2025
I have always used some sort of time tracking tool because it gives me insights I can use for time optimization. And now that I do consulting, it's also sometimes a requirement, e.g. for PyMC Labs clients I track my time with Toggl.
And I really like the Toggl UX. Click to start, click to stop. It's simple and it works. But it's also a service that costs money, and something about the simplicity of it made me want to replicate it, but making it even simpler.
So I built a dead simple terminal app to track the hours I spend working across clients and tasks. No GUI, no cloud, no database — just plain text files and a CLI that feels fast.
Install. Until it lands on PyPI, install directly from Git:
pip install "git+https://github.com/ulfaslak/track.git@main"
On first run the app asks where to store logs and remembers that in ~/.track_config
. Each session is a tiny log file like YYYYMMDD-<n>---<client>---open.log which becomes ...---closed.log when you end it. Inside are four human-readable lines:
Task: <task>
Description: <description>
Start time: <YYYY-MM-DD HH:MM:SS>
End time: <YYYY-MM-DD HH:MM:SS>
Use. You can pass flags, but the fun part is the interactive flow with arrow-key pickers for client and task (and an optional description):
# start work (interactive)
track start
# start work (non-interactive)
track start -c acme -t modeling -d "feature engineering"

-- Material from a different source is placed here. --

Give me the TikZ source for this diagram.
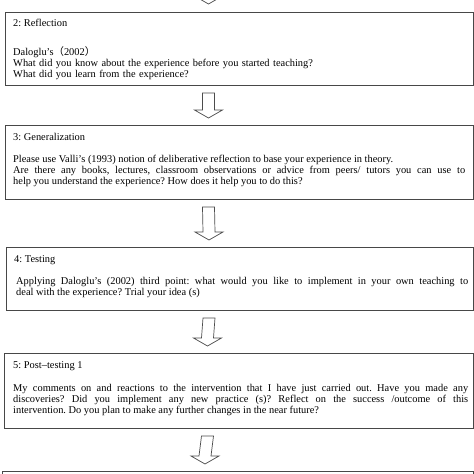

# resume the most recently closed task
track resume
# end an open session (choose if multiple are open)
track end
# see what's running right now
track status
# report hours for a client over a period
track report -c acme -p "today"
track report -c acme -p "this week"
track report -c acme -p "last month"
Reports. The report
command aggregates hours by task and shows a clean summary. Periods include today and this/last week, month, quarter, year. It uses the log start time to decide which period a session belongs to.
Why text files? Because I want ownership and portability. Logs are readable, greppable, and versionable. If I ever move machines, well these are stored on my iCloud drive.
Under the hood it uses Typer for the CLI, Rich for pretty output, and Questionary for the arrow-key pickers.